The morning of our ride, we fortified ourselves with a big hotel breakfast and then headed to the meeting point. The company couldn't pick us up because our hotel was in a pedestrian-only zone. We knew we were at the right place when we saw a van with bikes on its racks and a lean Italian looking for us.
In March, the biking season was young, so we had a double treat: Our small-group tour became, de facto, a private tour since no one else had signed up. And our tour guide turned out to be the owner of the company, Vignoli.
A former cycling racer and longtime biking guide, Vignoli turned out to be a charmer, and not just in that iconic Italian-gentleman kind of way. He splits his time between Florence, where he grew up and where his mother still lives, and the Los Angeles area, just a few miles from where my husband and I used to live. We spent the ride to the starting point discussing his favorite biking routes from Los Angeles' Brentwood section to the Pacific Ocean. He offered restaurant suggestions in both Siena and Florence. Tony Bennett crooned on his car speakers.
After a 45-minute drive, Vignoli dropped us at a coffee shop in Castellina in Chianti, a golden-hued stone village that seems to have sprouted from the hilltop eons ago. We walked down its winding main drag to a farmers market and encountered a rarity, at least in our tourist experience: Commerce intended for Italians, conducted by vendors who spoke no English.
We were tempted by cheeses, salami hanging overhead and heaps of vegetables. I used my rudimentary Italian to buy a bag of mixed dried fruit whose names I mostly did not recognize and bottled herbs from a farmer shading himself with a yellow umbrella.

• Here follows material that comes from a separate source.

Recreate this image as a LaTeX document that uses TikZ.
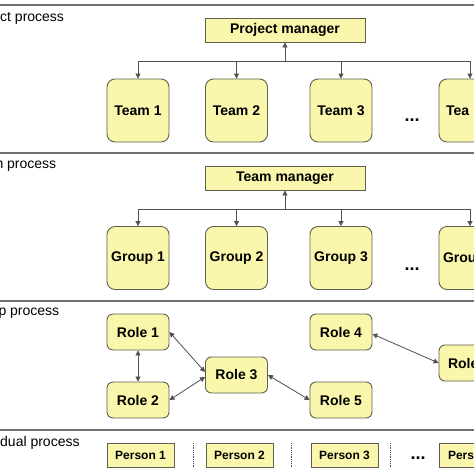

After shopping, we rejoined Vignoli at the coffee shop and headed to a parking lot, which was large and open enough for us to try out the bikes before starting our journey. Vignoli told us that he'd be at every stop and turn along the way, and then drove ahead.
Soon, he was flagging us down at a cluster of stone buildings and led us into a sleek bar for a wine tasting in Fonterutoli, which bottles Chianti Classico and other wines. The pours were delicious, even if it was just 10:30 in the morning. We sipped lightly, knowing we had miles to go.
Our next stop was a scenic overlook, where Vignoli checked on our water supply and made sure we were fine. He later waved us on at a corner and touched base before our only significant hill. "No racing; the hill is long," he warned.
I took the gears as low as they would go, and worked my way to the top, which culminated in another hilltop hamlet, where laundry hung out to dry. There, I rejoined my husband, who'd already finished the ascent, and Vignoli, who gave me an enthusiastic high-five. From there, he assured us, we didn't have far to go.
Just when I was ready to quit, I saw Vignoli up ahead, waving us down. My legs felt just a little bit like jello when I rolled my bike up to Vignoli – but they had enough power left for a walk through Siena.
We rode the van to the outskirts of town, made a plan to meet Vignoli at the same spot in three hours, and tracked down lunch in the city; we'd set off from Florence at 9 a.m. and made it to Siena by 1 p.m.
We explored the hilly city, marveling at its duomo, dining on heaps of pasta, and enjoying a scoop of guilt-free gelato in Piazza del Campo, along with loads of other tourists.
After a day of cycling in the countryside, where we encountered biking Italians but few others, Siena felt beautiful but crowded.
We were content to decompress during the van ride back to Florence, nibbling mysterious pieces of dried fruit and watching the landscape pass by at a van's pace. We'd already seen Tuscany at the best pace, by bike.